The Tchaikovsky concerto is, for many, the one concerto to rule them all. Ostrand is still a student at the San Francisco Conservatory of Music, but he is definitely on the path to a future to be reckoned with. Mind you, he approached the opening movement with an energy that was almost Olympian. Nevertheless, he clearly had a command of everything that Tchaikovsky presented in the score. Once he got past the inevitable here-we-go-again rhetoric of the first movement, he began to settle into finding his own path to expressiveness over the course of the remainder of his performance.

Ostrand may be familiar to those with long memories of this site. He was the final solo recitalist in the 2023 San Francisco International Piano Festival. On that occasion his encore was the Alla Turca movement that concludes Wolfgang Amadeus Mozart’s K. 331 sonata in A major. However, what he really played was the “Concert Paraphrase on Mozart’s Turkish March,” composed by Arcadi Volodos (which I first heard performed as a Yuja Wang encore). Last night, for his first appearance with SFS, he decided it was time to play this encore again; and listening to it was as much fun as it was on my “first contact.”

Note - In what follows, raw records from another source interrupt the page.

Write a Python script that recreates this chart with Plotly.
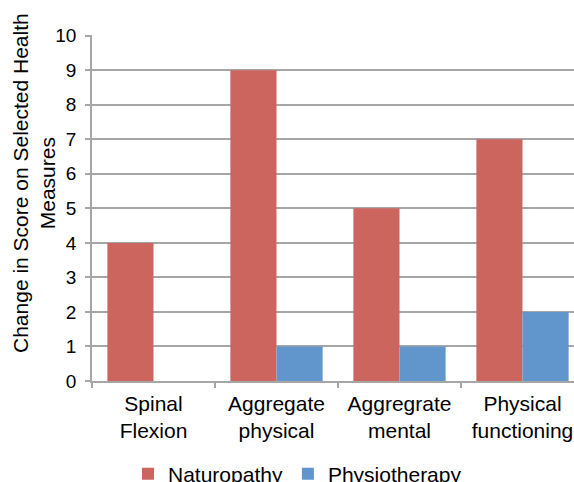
import plotly.graph_objects as go

categories = ["Spinal<br>Flexion", "Aggregate<br>physical", "Aggregrate<br>mental", "Physical<br>functioning"]
naturopathy = [4, 9, 5, 7]
physiotherapy = [0, 1, 1, 2]
y_ticks = list(range(0, 11))

RED = "#CD655F"
BLUE = "#6096CB"
GRID = "#A6A6A6"
FONT = "Liberation Sans, Arial, Helvetica, sans-serif"

fig = go.Figure()
fig.add_trace(go.Bar(name="Naturopathy", x=categories, y=naturopathy, marker_color=RED, marker_line_width=0))
fig.add_trace(go.Bar(name="Physiotherapy", x=categories, y=physiotherapy, marker_color=BLUE, marker_line_width=0))

W, H = 574, 482
L, R, T, B = 92, 0, 35, 101
cat_px = 123.0
span = (W - L - R) / cat_px

fig.update_layout(
    width=W, height=H,
    margin=dict(l=L, r=R, t=T, b=B, pad=0),
    paper_bgcolor="white", plot_bgcolor="white",
    barmode="group", bargap=0.25, bargroupgap=0,
    font=dict(family=FONT, color="#000000", size=21),
    showlegend=True,
    legend=dict(orientation="h", xref="container", yref="container",
                x=128 / W, xanchor="left", y=(H - 474) / H, yanchor="middle",
                font=dict(size=21, family=FONT, color="#000000"),
                itemwidth=30, traceorder="normal", bgcolor="rgba(0,0,0,0)"),
    xaxis=dict(type="category", range=[-0.5, -0.5 + span], tickson="boundaries",
               ticks="outside", ticklen=5, tickcolor=GRID, tickwidth=1.5,
               showline=True, linecolor=GRID, linewidth=1.5, ticklabelstandoff=3,
               showgrid=False, tickfont=dict(size=21, family=FONT, color="#000000")),
    yaxis=dict(range=[0, 10.02], tickvals=y_ticks, ticktext=[str(v) for v in y_ticks],
               ticks="outside", ticklen=5, tickcolor=GRID, tickwidth=1.5,
               showline=True, linecolor=GRID, linewidth=1.5,
               showgrid=True, gridcolor=GRID, gridwidth=1.5, zeroline=False,
               tickfont=dict(size=19, family=FONT, color="#000000"), ticklabelstandoff=5),
)

fig.add_annotation(
    text="Change in Score on Selected Health<br>Measures",
    xref="paper", yref="paper", x=(34 - L) / (W - L - R), y=(H - B - 183) / (H - T - B),
    xanchor="center", yanchor="middle", textangle=-90, showarrow=False,
    font=dict(size=21, family=FONT, color="#000000"),
)

fig.write_html("out.html", config={"displayModeBar": False},
               post_script="document.body.style.margin='0px';document.body.style.overflow='hidden';")
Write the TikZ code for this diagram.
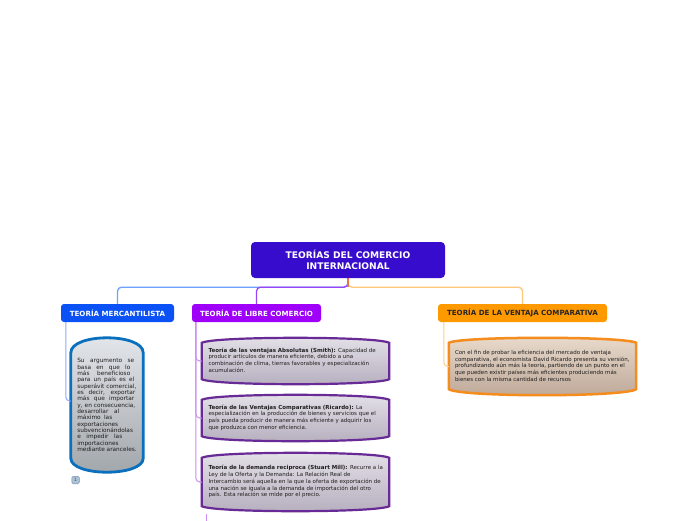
\documentclass[tikz,border=0pt]{standalone}
\usepackage{fontspec}
\setmainfont{DejaVu Sans}
\usetikzlibrary{calc,backgrounds}
\definecolor{mainc}{RGB}{56,12,204}
\definecolor{mercc}{RGB}{10,82,245}
\definecolor{librec}{RGB}{158,0,250}
\definecolor{ventc}{RGB}{255,153,0}
\definecolor{bluel}{RGB}{110,160,255}
\definecolor{purpl}{RGB}{150,70,245}
\definecolor{orangel}{RGB}{255,200,120}
\definecolor{stemc}{RGB}{230,120,60}
\definecolor{merclk}{RGB}{140,170,255}
\definecolor{librelk}{RGB}{205,140,245}
\definecolor{ventlk}{RGB}{255,205,140}
\definecolor{cylb}{RGB}{10,112,190}
\definecolor{cyltop}{RGB}{228,231,235}
\definecolor{cylbot}{RGB}{160,165,170}
\definecolor{boxb}{RGB}{104,42,150}
\definecolor{boxtop}{RGB}{228,225,232}
\definecolor{boxbot}{RGB}{182,174,190}
\definecolor{rb}{RGB}{245,140,30}
\definecolor{rtop}{RGB}{232,218,204}
\definecolor{rbot}{RGB}{190,168,152}
\definecolor{bodyc}{RGB}{30,30,30}
\definecolor{badgef}{RGB}{175,195,215}
\definecolor{badged}{RGB}{120,145,175}
\definecolor{badget}{RGB}{60,70,90}
\newcommand{\leafshape}[5]{%
  \path[#2] ($(#1.north west)+(0,#3)$)
    .. controls ($(#1.north west)+(#5,-#3/3)$) and ($(#1.north east)+(-#5,-#3/3)$) .. ($(#1.north east)+(0,#3)$)
    -- ($(#1.south east)+(0,-#4)$)
    .. controls ($(#1.south east)+(-#5,#4/3)$) and ($(#1.south west)+(#5,#4/3)$) .. ($(#1.south west)+(0,-#4)$)
    -- cycle;}
\newcommand{\jl}[2]{\makebox[#1pt][s]{#2}}
\newcommand{\leaflines}[2]{\makebox[#1pt][l]{\begin{tabular}{@{}l@{}}#2\end{tabular}}}
\tikzset{
  rootbox/.style={fill=mainc, rounded corners=4pt, minimum width=194pt, minimum height=36pt,
    text=white, font=\fontsize{9.1}{11.5}\selectfont\bfseries, align=center, inner sep=0pt},
  topicbox/.style={rounded corners=3pt, minimum height=18pt, inner sep=0pt,
    font=\fontsize{7.1}{8}\selectfont\bfseries},
  leaftext/.style={inner sep=0pt, text=bodyc, font=\fontsize{5.5}{6.7}\selectfont},
  cyltext/.style={inner sep=0pt, text=bodyc, align=left, font=\fontsize{5.8}{6.35}\selectfont},
  cylframe/.style={draw=cylb, line width=2.8pt, top color=cyltop, bottom color=cylbot},
  boxframe/.style={draw=boxb, line width=2.2pt, top color=boxtop, bottom color=boxbot},
  rframe/.style={draw=rb, line width=2.5pt, top color=rtop, bottom color=rbot},
  trunk/.style={line width=1.3pt, rounded corners=4pt},
  link/.style={line width=1pt, rounded corners=4pt},
  badge/.style={fill=badgef, draw=badged, line width=0.5pt, rounded corners=1.5pt,
    minimum size=7.5pt, inner sep=0pt, text=badget, font=\fontsize{4.5}{5}\selectfont}
}
\begin{document}
\begin{tikzpicture}[x=1pt,y=-1pt]
\useasboundingbox (0,0) rectangle (696,520);

% root and topics
\node[rootbox] (main) at (348,260) {TEORÍAS DEL COMERCIO\\INTERNACIONAL};
\node[topicbox, fill=mercc, text=white, minimum width=113pt] (merc) at (117.5,313) {TEORÍA MERCANTILISTA};
\node[topicbox, fill=librec, text=white, minimum width=129pt] (libre) at (256.5,313) {TEORÍA DE LIBRE COMERCIO};
\node[topicbox, fill=ventc, text=black!85, minimum width=169pt] (vent) at (522.5,313) {TEORÍA DE LA VENTAJA COMPARATIVA};

% leaves
\node[cyltext, minimum width=72pt, minimum height=134pt] (cyl) at (107,405) {%
\jl{57}{Su argumento se}\\
\jl{53}{basa en que lo}\\
\jl{53}{más beneficioso}\\
\jl{57}{para un país es el}\\
superávit comercial,\\
\jl{58}{es decir, exportar}\\
\jl{57}{más que importar}\\
\jl{58}{y, en consecuencia,}\\
\jl{42}{desarrollar al}\\
\jl{35}{máximo las}\\
exportaciones\\
subvencionándolas\\
\jl{45}{e impedir las}\\
importaciones\\
mediante aranceles.};

\node[leaftext, minimum width=187pt, minimum height=46pt] (b1) at (295.5,361) {\leaflines{174}{%
\textbf{Teoría de las ventajas Absolutas (Smith):} Capacidad de\\
producir artículos de manera eficiente, debido a una\\
combinación de clima, tierras favorables y especialización\\
acumulación.}};

\node[leaftext, minimum width=187pt, minimum height=46pt] (b2) at (295.5,418) {\leaflines{174}{%
\textbf{Teoría de las Ventajas Comparativas (Ricardo):} La\\
especialización en la producción de bienes y servicios que el\\
país pueda producir de manera más eficiente y adquirir los\\
que produzca con menor eficiencia.}};

\node[leaftext, minimum width=187pt, minimum height=58pt] (b3) at (295.5,482) {\leaflines{174}{%
\textbf{Teoría de la demanda reciproca (Stuart Mill):} Recurre a la\\
Ley de la Oferta y la Demanda: La Relación Real de\\
Intercambio será aquella en la que la oferta de exportación de\\
una nación se iguala a la demanda de importación del otro\\
país. Esta relación se mide por el precio.}};

\node[leaftext, minimum width=187pt, minimum height=57pt] (r1) at (542.5,366.5) {\leaflines{175}{%
Con el fin de probar la eficiencia del mercado de ventaja\\
comparativa, el economista David Ricardo presenta su versión,\\
profundizando aún más la teoría, partiendo de un punto en el\\
que pueden existir países más eficientes produciendo más\\
bienes con la misma cantidad de recursos}};

\node[badge] (badge) at (75.5,480) {1};

\coordinate (tailA) at (206,514);
\coordinate (tailB) at (206,521);

\begin{scope}[on background layer]
  \fill[white] (0,0) rectangle (696,520);
  \leafshape{cyl}{cylframe}{15}{14}{0}
  \leafshape{b1}{boxframe}{5}{5}{12}
  \leafshape{b2}{boxframe}{5}{5}{12}
  \leafshape{b3}{boxframe}{5}{5}{12}
  \leafshape{r1}{rframe}{5}{6}{12}

  % connectors root -> topics
  \draw[trunk, bluel] (main.south) -- ++(0,9) -| (merc.north);
  \draw[trunk, purpl] (main.south) -- ++(0,9) -| (libre.north);
  \draw[trunk, orangel] (main.south) -- ++(0,9) -| (vent.north);
  \draw[line width=1.3pt, stemc] (main.south) -- ++(0,9);

  % topic -> leaves
  \draw[link, merclk] ([xshift=5pt]merc.south west) |- ([yshift=4pt]cyl.west);
  \draw[link, librelk] ([xshift=4pt]libre.south west) |- (b1.west);
  \draw[link, librelk] ([xshift=4pt]libre.south west) |- (b2.west);
  \draw[link, librelk] ([xshift=4pt]libre.south west) |- (b3.west);
  \draw[link, librelk] (tailA) -- (tailB);
  \draw[link, ventlk] ([xshift=6pt]vent.south west) |- (r1.west);
\end{scope}
\end{tikzpicture}
\end{document}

As usual, the Respighi performance pulled out all the stops. That included the two brass quartets situated on either side of the choir loft above the orchestra. “Pines of Rome” also includes a nightingale in its third episode on the Janiculum Hill. Respighi had a phonograph recording prepared for that episode. (I had a high school music teacher, who argued with me that recordings had not yet been invented. He did not know that “Pines of Rome” was composed in 1924!) Respighi died in 1936, meaning that he never experienced the emergence of concrete music as a genre!